3. Mr. Paranjpe representing the petitioners-accused contends that the Additional Sessions Judge was in error in holding that a revision lay. In support of this submission learned Counsel relies upon the State of Bombay vs. N. G. Tayawade and another, reported in AIR 1959 Bom. 94. Mr. Rege for the complainant supports the view of the Additional Sessions Judge and says that the same is correct having regard to the decision in Kokilabai's case (supra). The decision in Kokilabai's case arose upon a charge-sheet filed by the police at the instance of Kokilabai who is described by Sharad Manohar, J. as the "original complainant". It was the acquittal of respondent No. 1 Gangadhar which led Kokilabai to file a revision. A contention taken in the hearing before Sharad Manohar, J. was that no revision assailing an acquittal lay to the Sessions Court. Negativing this contention the learned Judge observed :-
"If the power given to the High Court under said section 395, therefore, extends to revising the order of acquittal passed by the trial Court and if the revisional power of the Sessions Court under section 397 is co-extensive with that of the High Court, it follows that the Sessions Court has as much power to entertain a revision application against the order of acquittal passed by the Judicial Magistrate in the District as is had by the High Court. My attention was not invited to any other provisions of the Code by virtue of which the Sessions Court's power is said to have been curtailed or restricted.... The plea that the Sessions Court does not have power to entertain a revision application against the order of acquittal does not, to my mind, owe its legal justification to any statutory provision."
Mr. Paranjpe submits, and, in my view rightly so, that the judgment of Sharad Manohar, J. though right in the facts of the case before him, the learned Judge has expressed the ratio in somewhat specious terms.

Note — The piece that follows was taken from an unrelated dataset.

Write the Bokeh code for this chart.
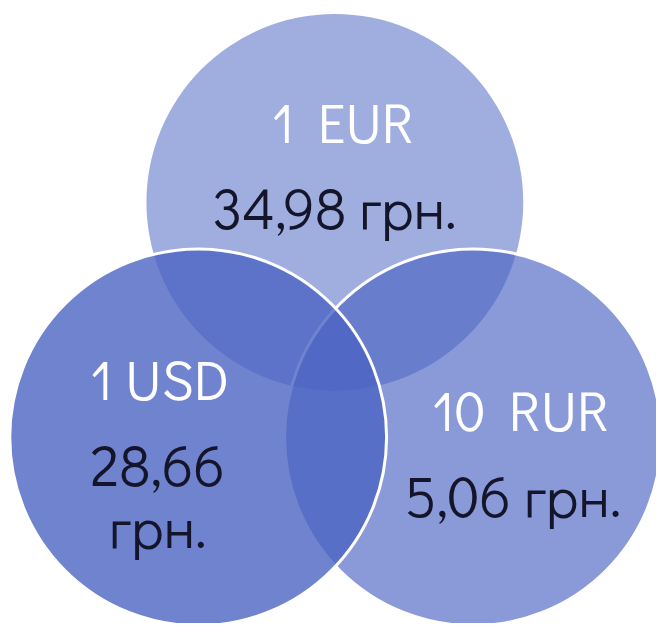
from bokeh.plotting import figure
from bokeh.models import Range1d, ColumnDataSource
from bokeh.core.properties import value
from bokeh.embed import file_html
from bokeh.resources import INLINE

# ---- data ----
currencies = ["1 EUR", "10 RUR", "1 USD"]
rates = ["34,98 грн.", "5,06 грн.", "28,66\nгрн."]

# ---- layout / style (reference pixel space 672 x 639) ----
cx = [342.5, 484, 202.5]
cy = [207, 448, 448]
radius = 193
alphas = [0.53, 0.65, 0.80]
outline = [None, "white", "white"]
base_color = "#4B64C3"

title_x = [345, 527, 163]
title_y = [124, 419, 388]
rate_x = [342, 525, 161]
rate_y = [211, 507, 477]
line_gap = 61

W, H = 656, 623
p = figure(width=W, height=H, output_backend="svg", toolbar_location=None,
           x_range=Range1d(0, 672), y_range=Range1d(639, 0),
           min_border=0, outline_line_color=None)
p.axis.visible = False
p.grid.visible = False
p.background_fill_color = "white"
p.border_fill_color = "white"

for i in range(3):
    p.circle(x=[cx[i]], y=[cy[i]], radius=radius, radius_dimension="x",
             fill_color=base_color, fill_alpha=alphas[i],
             line_color=outline[i], line_width=3 if outline[i] else 0,
             line_alpha=1.0 if outline[i] else 0)

font = value("Didact Gothic")
src_t = ColumnDataSource(dict(x=title_x, y=title_y, t=currencies))
p.text(x="x", y="y", text="t", source=src_t, text_font=font,
       text_font_size="55px", text_color="white",
       text_align="center", text_baseline="alphabetic")

rx, ry, rt = [], [], []
for i, r in enumerate(rates):
    for j, line in enumerate(r.split("\n")):
        rx.append(rate_x[i])
        ry.append(rate_y[i] + j * line_gap)
        rt.append(line)
src_r = ColumnDataSource(dict(x=rx, y=ry, t=rt))
p.text(x="x", y="y", text="t", source=src_r, text_font=font,
       text_font_size="57px", text_color="#14142a",
       text_align="center", text_baseline="alphabetic")

open("out.html", "w").write(file_html(p, INLINE))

A person at whose instance the police had filed the charge-sheet is fettered from preferring an appeal where the prosecution ends in an acquittal and this is because section 378(1) of the Code enables the right of appeal to be exercised only by the Public Prosecutor upon a direction of the State Government. Therefore such an aggrieved person or complainant has no right to prefer an appeal assailing the acquittal. But the same limitation is not imposed upon an acquittal in a case instituted upon a complaint. The complainant in such a case can take recourse to sub-section (4) of section 378 which enables an acquittal upon a private complaint to be assailed in appeal to the High Court, though the pre-condition for permitting such an appeal, is an application soliciting special leave to appeal. Learned Counsel refers to sub-section (4) of section 401 which lays down :-
"Where under this Code an appeal lies and no appeal is brought, no proceeding by way of revision shall be entertained at the instance of the party who could have appealed."

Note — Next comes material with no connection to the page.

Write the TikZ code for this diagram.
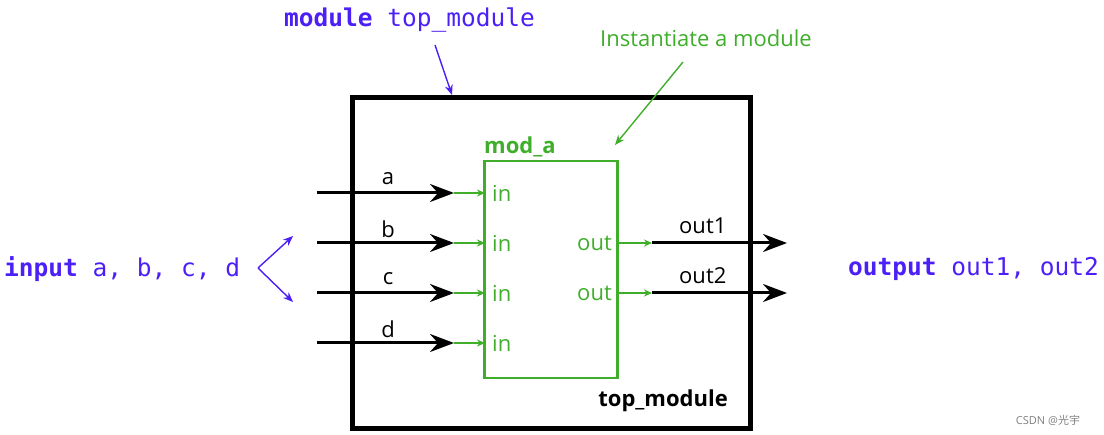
\documentclass[tikz,border=0pt]{standalone}
\usepackage{fontspec}
\setmainfont{Open Sans}
\newfontfamily\monof{DejaVu Sans Mono}
\newfontfamily\cjk{Noto Sans CJK SC}
\usetikzlibrary{arrows.meta}
\definecolor{gr}{HTML}{3FAE2A}
\definecolor{bl}{HTML}{4B1FF5}
\begin{document}
\begin{tikzpicture}[x=1pt,y=-1pt,
  lbl/.style={font=\fontsize{22}{24}\selectfont,inner sep=0},
  glbl/.style={lbl,text=gr},
  mono/.style={font=\monof\fontsize{24.5}{26}\selectfont,inner sep=0,text=bl},
  bigar/.style={line width=3pt,-{Stealth[length=24pt,width=18pt,inset=8pt]}},
  gar/.style={gr,line width=1.6pt,-{Stealth[length=8pt,width=7pt]}},
  blar/.style={bl,line width=1.4pt,-{Stealth[length=10pt,width=8pt]}}]
\useasboundingbox (0,0) rectangle (1104,435);
\node[draw,line width=5pt,minimum width=398pt,minimum height=331pt,anchor=north west,inner sep=0] (top) at (350,95) {};
\node[draw=gr,line width=2.5pt,minimum width=133pt,minimum height=217pt,anchor=north west,inner sep=0] (moda) at (483,160) {};
\node[lbl,font=\bfseries\fontsize{22}{24}\selectfont,anchor=south east] (tl) at (728,412) {top\_module};
\node[glbl,font=\bfseries\fontsize{22}{24}\selectfont,anchor=south west] (ml) at (484,157) {mod\_a};
\foreach \n/\y in {a/193,b/243,c/293,d/343}{
  \coordinate (s\n) at (317,\y);
  \coordinate (t\n) at (454,\y);
  \coordinate (g\n) at (485,\y);
  \draw[bigar] (s\n) -- (t\n);
  \draw[gar] (t\n) -- (g\n);
  \node[lbl] (l\n) at (388,\y-14) {\n};
  \node[glbl,anchor=west] (i\n) at (492,\y) {in};
}
\foreach \k/\y in {1/243,2/293}{
  \coordinate (o\k) at (616,\y);
  \coordinate (p\k) at (652,\y);
  \coordinate (q\k) at (787,\y);
  \draw[gar] (o\k) -- (p\k);
  \draw[bigar] (p\k) -- (q\k);
  \node[glbl,anchor=east] (ot\k) at (612,\y) {out};
  \node[lbl,anchor=west] (ol\k) at (679,\y-17) {out\k};
}
\node[mono,anchor=west] (inp) at (4,269) {\textbf{input} a, b, c, d};
\coordinate (v) at (258,268);
\coordinate (v1) at (293,236);
\coordinate (v2) at (293,302);
\draw[blar] (v) -- (v1);
\draw[blar] (v) -- (v2);
\node[mono,anchor=east] (outp) at (1099,269) {\textbf{output} out1, out2};
\node[mono,anchor=west] (mod) at (284,20) {\textbf{module} top\_module};
\coordinate (ma) at (435,45);
\coordinate (mb) at (452,95);
\draw[blar] (ma) -- (mb);
\node[glbl,anchor=west] (inst) at (600,38) {Instantiate a module};
\coordinate (ia) at (683,62);
\coordinate (ib) at (615,145);
\draw[gr,line width=1.4pt,-{Stealth[length=10pt,width=8pt]}] (ia) -- (ib);
\node[inner sep=0,text=gray,font=\fontsize{11}{13}\selectfont] (wm) at (1048,420) {CSDN @{\cjk 光宇}};
\end{tikzpicture}
\end{document}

Mr. Rege for the complainant submits that the limitation to be found in sub-section (4) of section 401 is a fetter upon the powers of the High Court sitting in revision, the same fetter should not be foisted upon a Sessions Court entertaining a revision. This argument flies in the face of sub-section (2) of section 399 which says -
"Where any proceeding by way of revision is commenced before a Sessions Judge under sub-section (1), the provisions of sub-sections (2), (3), (4) and (5) of section 401 shall, so far as may be, apply to such proceeding and references in the said sub-sections to the High Court shall be construed as references to the Sessions Judge."

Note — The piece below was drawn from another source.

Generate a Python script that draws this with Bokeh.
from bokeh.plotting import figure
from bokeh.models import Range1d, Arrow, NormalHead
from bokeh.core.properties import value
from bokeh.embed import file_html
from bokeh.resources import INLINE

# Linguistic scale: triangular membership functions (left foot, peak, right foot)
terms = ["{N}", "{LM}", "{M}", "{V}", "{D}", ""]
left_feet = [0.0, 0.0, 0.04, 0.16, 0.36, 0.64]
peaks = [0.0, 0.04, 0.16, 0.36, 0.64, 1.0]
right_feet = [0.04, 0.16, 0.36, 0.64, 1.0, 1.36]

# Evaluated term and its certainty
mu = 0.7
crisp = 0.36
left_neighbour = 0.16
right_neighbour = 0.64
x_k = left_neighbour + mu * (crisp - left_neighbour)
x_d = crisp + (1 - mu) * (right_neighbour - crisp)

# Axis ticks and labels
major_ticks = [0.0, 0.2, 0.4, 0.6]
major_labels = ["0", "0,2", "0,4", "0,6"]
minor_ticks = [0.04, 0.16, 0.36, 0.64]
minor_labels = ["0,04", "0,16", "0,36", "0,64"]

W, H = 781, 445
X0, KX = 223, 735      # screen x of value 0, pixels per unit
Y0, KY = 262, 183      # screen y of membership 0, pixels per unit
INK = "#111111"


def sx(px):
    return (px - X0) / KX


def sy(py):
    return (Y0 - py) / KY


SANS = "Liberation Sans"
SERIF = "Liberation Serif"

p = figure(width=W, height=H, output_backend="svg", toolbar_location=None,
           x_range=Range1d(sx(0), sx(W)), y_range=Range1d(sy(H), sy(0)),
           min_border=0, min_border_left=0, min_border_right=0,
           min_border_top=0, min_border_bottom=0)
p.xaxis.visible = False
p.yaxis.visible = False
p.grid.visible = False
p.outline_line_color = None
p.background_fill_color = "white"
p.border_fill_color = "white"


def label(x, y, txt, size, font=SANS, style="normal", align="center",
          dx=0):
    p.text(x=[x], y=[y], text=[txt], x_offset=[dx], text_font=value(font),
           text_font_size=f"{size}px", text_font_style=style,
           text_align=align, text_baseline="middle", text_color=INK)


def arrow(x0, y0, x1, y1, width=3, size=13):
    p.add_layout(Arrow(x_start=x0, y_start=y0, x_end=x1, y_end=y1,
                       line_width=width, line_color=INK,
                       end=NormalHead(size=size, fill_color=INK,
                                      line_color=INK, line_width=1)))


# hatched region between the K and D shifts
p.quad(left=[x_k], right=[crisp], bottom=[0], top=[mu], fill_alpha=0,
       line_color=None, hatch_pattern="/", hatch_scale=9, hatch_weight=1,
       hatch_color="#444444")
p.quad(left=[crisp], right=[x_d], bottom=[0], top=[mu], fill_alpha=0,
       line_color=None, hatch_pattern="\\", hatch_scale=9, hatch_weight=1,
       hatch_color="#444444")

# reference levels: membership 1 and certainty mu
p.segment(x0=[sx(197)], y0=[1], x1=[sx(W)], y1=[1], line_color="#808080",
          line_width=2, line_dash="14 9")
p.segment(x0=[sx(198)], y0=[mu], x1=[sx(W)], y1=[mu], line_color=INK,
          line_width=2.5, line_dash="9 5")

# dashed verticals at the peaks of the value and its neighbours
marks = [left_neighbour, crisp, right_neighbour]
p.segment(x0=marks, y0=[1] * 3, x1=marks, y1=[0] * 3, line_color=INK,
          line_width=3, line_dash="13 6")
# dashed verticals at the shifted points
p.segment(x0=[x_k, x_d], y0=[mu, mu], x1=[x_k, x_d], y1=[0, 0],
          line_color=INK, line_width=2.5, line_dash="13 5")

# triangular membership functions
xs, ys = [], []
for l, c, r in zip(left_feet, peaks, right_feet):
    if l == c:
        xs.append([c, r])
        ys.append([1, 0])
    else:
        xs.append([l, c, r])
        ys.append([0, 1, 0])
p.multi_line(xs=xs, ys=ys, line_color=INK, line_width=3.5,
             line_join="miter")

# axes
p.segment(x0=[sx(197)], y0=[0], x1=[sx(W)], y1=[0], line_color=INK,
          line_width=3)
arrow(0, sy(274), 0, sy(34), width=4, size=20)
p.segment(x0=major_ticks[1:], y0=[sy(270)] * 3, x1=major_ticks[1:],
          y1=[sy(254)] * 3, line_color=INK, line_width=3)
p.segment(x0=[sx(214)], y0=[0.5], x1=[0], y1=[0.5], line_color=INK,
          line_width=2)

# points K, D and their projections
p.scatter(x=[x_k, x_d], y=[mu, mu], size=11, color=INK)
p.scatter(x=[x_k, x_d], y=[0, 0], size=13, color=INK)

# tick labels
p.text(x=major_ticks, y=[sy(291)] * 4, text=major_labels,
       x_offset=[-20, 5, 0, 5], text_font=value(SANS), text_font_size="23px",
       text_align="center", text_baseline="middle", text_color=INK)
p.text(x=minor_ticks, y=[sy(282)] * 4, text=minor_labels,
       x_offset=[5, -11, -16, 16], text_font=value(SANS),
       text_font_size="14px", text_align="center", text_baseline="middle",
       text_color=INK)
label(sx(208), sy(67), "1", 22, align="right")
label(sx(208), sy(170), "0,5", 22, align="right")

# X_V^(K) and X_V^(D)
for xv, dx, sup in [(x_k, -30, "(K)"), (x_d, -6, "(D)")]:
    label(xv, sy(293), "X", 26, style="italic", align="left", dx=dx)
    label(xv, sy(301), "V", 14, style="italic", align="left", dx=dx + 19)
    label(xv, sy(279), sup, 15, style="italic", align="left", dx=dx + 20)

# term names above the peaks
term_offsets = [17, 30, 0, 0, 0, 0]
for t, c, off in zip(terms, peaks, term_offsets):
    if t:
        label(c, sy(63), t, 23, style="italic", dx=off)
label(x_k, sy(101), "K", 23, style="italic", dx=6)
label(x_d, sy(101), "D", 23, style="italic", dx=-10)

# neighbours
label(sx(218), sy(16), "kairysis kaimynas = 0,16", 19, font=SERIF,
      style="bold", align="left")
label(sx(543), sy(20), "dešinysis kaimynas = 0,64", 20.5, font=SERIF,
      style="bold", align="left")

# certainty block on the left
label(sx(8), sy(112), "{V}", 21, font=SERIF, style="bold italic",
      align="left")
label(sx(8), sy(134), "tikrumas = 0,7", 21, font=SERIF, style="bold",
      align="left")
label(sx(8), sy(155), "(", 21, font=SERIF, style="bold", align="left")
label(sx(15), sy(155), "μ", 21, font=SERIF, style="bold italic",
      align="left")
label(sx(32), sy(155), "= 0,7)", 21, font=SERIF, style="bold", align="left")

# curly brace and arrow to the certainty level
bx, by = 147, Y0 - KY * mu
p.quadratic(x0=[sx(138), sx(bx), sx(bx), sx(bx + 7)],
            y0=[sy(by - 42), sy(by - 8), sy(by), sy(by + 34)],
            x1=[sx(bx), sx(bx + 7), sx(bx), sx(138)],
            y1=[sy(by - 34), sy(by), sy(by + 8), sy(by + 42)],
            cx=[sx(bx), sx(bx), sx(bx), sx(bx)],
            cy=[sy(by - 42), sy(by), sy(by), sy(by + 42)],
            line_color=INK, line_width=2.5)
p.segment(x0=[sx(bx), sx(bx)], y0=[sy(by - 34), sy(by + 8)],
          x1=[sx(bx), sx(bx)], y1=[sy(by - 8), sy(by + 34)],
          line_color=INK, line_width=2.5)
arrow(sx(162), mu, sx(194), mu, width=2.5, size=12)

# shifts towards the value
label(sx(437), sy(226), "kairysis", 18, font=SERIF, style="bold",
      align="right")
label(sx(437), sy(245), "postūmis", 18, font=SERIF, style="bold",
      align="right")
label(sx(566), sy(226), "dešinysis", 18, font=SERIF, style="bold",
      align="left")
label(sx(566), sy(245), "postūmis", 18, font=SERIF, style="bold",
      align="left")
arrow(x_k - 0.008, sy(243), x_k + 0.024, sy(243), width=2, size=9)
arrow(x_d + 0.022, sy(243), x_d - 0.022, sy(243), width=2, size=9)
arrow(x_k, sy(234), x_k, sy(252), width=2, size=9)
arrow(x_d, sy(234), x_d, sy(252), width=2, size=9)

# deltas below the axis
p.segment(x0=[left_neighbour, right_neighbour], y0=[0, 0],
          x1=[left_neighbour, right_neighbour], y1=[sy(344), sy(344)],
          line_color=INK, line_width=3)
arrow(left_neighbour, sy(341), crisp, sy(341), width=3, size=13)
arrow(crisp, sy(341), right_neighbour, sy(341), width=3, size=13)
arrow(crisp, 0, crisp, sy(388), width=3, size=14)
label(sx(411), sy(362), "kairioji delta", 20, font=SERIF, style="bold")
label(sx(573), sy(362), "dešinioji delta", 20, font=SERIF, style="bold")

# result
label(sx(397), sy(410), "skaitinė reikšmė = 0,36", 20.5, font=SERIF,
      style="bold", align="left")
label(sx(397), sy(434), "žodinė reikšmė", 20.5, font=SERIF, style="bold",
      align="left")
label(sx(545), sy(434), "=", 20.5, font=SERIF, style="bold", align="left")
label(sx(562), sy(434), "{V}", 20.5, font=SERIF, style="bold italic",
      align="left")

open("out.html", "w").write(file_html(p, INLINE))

Mr. Rege submits that an appeal assailing an acquittal does not lie to a Sessions Judge, and therefore, sub-section (4) of section 401 has no application to a Sessions Court hearing a revision under section 399. It is not possible to agree with this submission. Sub-section (2) of section 399 does speak of provisions of different sub-sections of section 401 being applicable "so far as may be". But sub-section (4) of section 401 speaks of the remedy of appeal provided by the Code and not any particular provision thereof. Sub-section (4) of section 378 permits a complainant in a private case to assail a verdict of acquittal by an appeal to the High Court which appeal can be preferred only after grant of special leave to appeal. Therefore this fetter would come in the way of a revision entertainable by the Sessions Judge also. The facts of the case before Sharad Manohar, J. were different and there the Sessions Judge did have jurisdiction to entertain an appeal against a verdict of acquittal. The reason for that was the disability of the said revision petitioner to prefer an appeal whether under sub-section (1) or sub-section (4) of section 378. To the facts of this case, the judgment of Badkas, J. in AIR 1959 Bom. 94 applies. Significantly, this judgment was not brought to the notice of the learned Judge hearing Kokilabai's case. Had his attention been drawn to Badkas, J.'s decision, perhaps the learned Judge may not have chosen to express himself in the broad terms he has done.
4. It was contended that the petition suffers from the vice of false allegations made against Advocate Dingankar. Mr. Paranjpe very fairly states that he is not pressing those allegations. Mr. Rege wants me to make observations enabling the complainant to file an application seeking special leave to appeal the verdict of acquittal. It will not be proper for me to say anything on the subject for unless an application is made, there can be no observations in regard to the merits governing firstly condonation of delay and secondly the correctness or otherwise of the acquittal warranting the grant of special leave to appeal.
5. In the result, the petition is allowed and the rule made absolute by quashing the finding of the learned Additional Sessions Judge holding that the revision was maintainable in law.